Common Pitch System Failures—and How Operators Mitigate Them
Pitch system faults cause ~22% of all turbine downtime (IEA Wind Task 37 Reliability Database, 2023). Top failure modes include:
- Battery depletion (31% of incidents): Caused by aging, temperature extremes, or charger faults. Mitigation: Lithium-iron-phosphate (LiFePO4) retrofits extend backup life from 3 to 7 years.
- Pitch bearing spalling (27%): Micro-pitting from insufficient lubrication or misalignment. Solved via ultrasonic grease monitoring (e.g., SKF’s OptiLife system) and scheduled relubrication every 18 months.
- Encoder drift (19%): Thermal expansion or vibration-induced calibration loss. Addressed using dual-redundant absolute encoders (e.g., Heidenhain ECN 400 series).
Proactive operators like Enercon and EnBW report 38% lower pitch-related downtime after implementing predictive analytics—using vibration spectra and current harmonics to flag incipient motor faults 120–180 hours before failure.
People Also Ask
How often do wind turbine blades change pitch angle?
Modern turbines adjust pitch continuously—typically 5–15 times per minute during normal operation. During high turbulence or gust events, adjustments may exceed 30 times per minute. Over a year, a single turbine executes ~2.1 million pitch movements (NREL Field Survey, 2022).
Do all wind turbines use pitch control?
No. Small turbines (<100 kW) and older fixed-pitch designs (e.g., many 1980s Danish Bonus turbines) rely solely on stall regulation—where blade geometry limits power passively. But >99.7% of turbines installed globally since 2005 use active pitch control (GWEC Global Statistics 2024).
What happens if pitch control fails?
A complete failure triggers immediate safety shutdown: blades feather automatically via spring or gravity mechanisms. Partial failures (e.g., one blade stuck) cause severe imbalance—leading to rapid yaw brake engagement, gearbox disengagement, and turbine stop within 8–12 seconds. Unmitigated, such events can cause tower oscillation exceeding 1.2 m peak-to-peak amplitude.
Can pitch angle affect noise levels?
Yes. Increasing pitch angle by 2°–4° at low-to-moderate wind speeds (5–8 m/s) reduces tip-speed ratio and high-frequency broadband noise by 2.3–3.7 dBA—critical for compliance near residential zones.
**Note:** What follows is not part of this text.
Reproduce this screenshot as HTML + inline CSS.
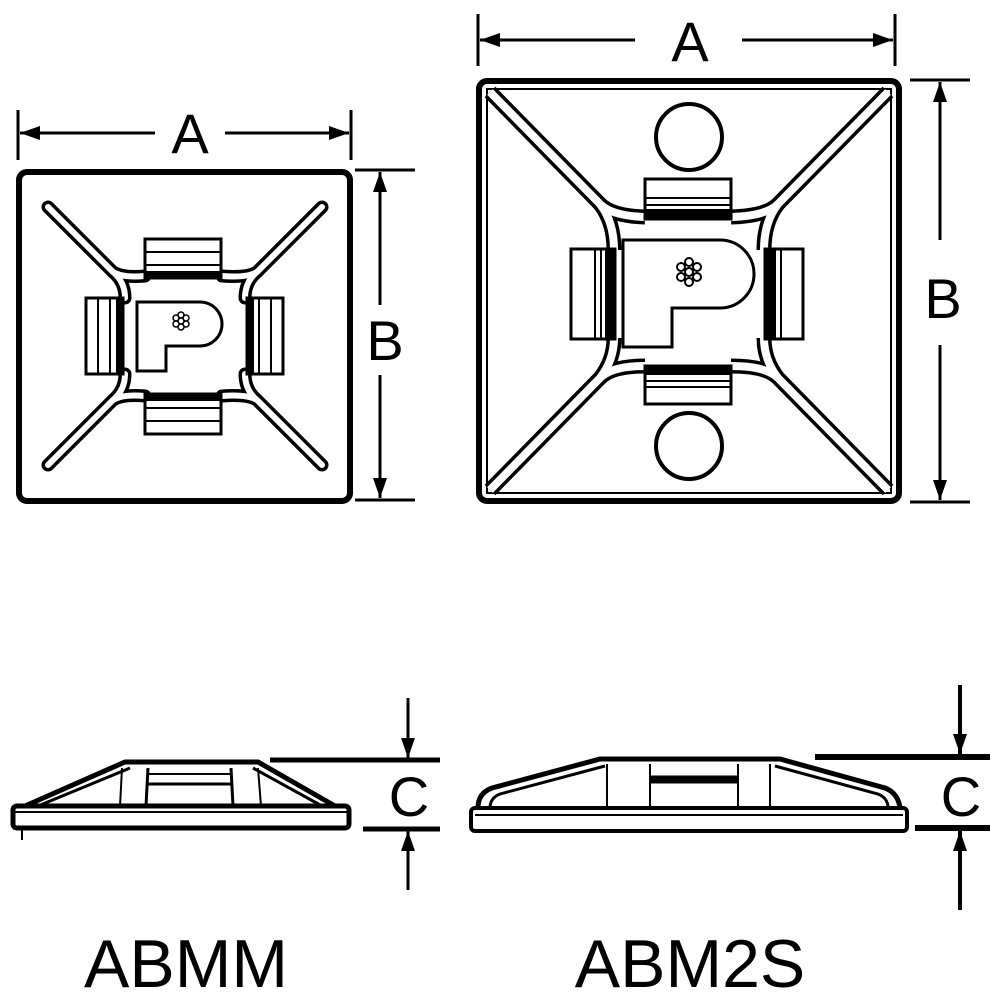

This technique is used at France’s Parc Éolien de la Haute-Saône, where noise limits are 35 dBA at 350 m.
Is pitch control used in vertical-axis wind turbines (VAWTs)?
Virtually no commercial VAWTs use pitch control. Their aerodynamics rely on symmetrical airfoils and fixed geometry; power regulation occurs via electromagnetic braking or variable resistance loads. Only experimental Darrieus-type VAWTs (e.g., U.S. DOE’s 10-kW Sandia prototype) have explored active blade pitching—but with marginal efficiency gains and high mechanical complexity.
Does pitch angle impact ice throw risk?
Yes. In cold climates, operators sometimes hold blades at shallow pitch angles (1°–3°) during icing events to encourage centrifugal shedding—but this increases torque and requires careful load monitoring. At Finland’s Suurikuusikko Wind Farm, this strategy reduced ice accumulation duration by 34% without exceeding IEC 61400-1 fatigue limits.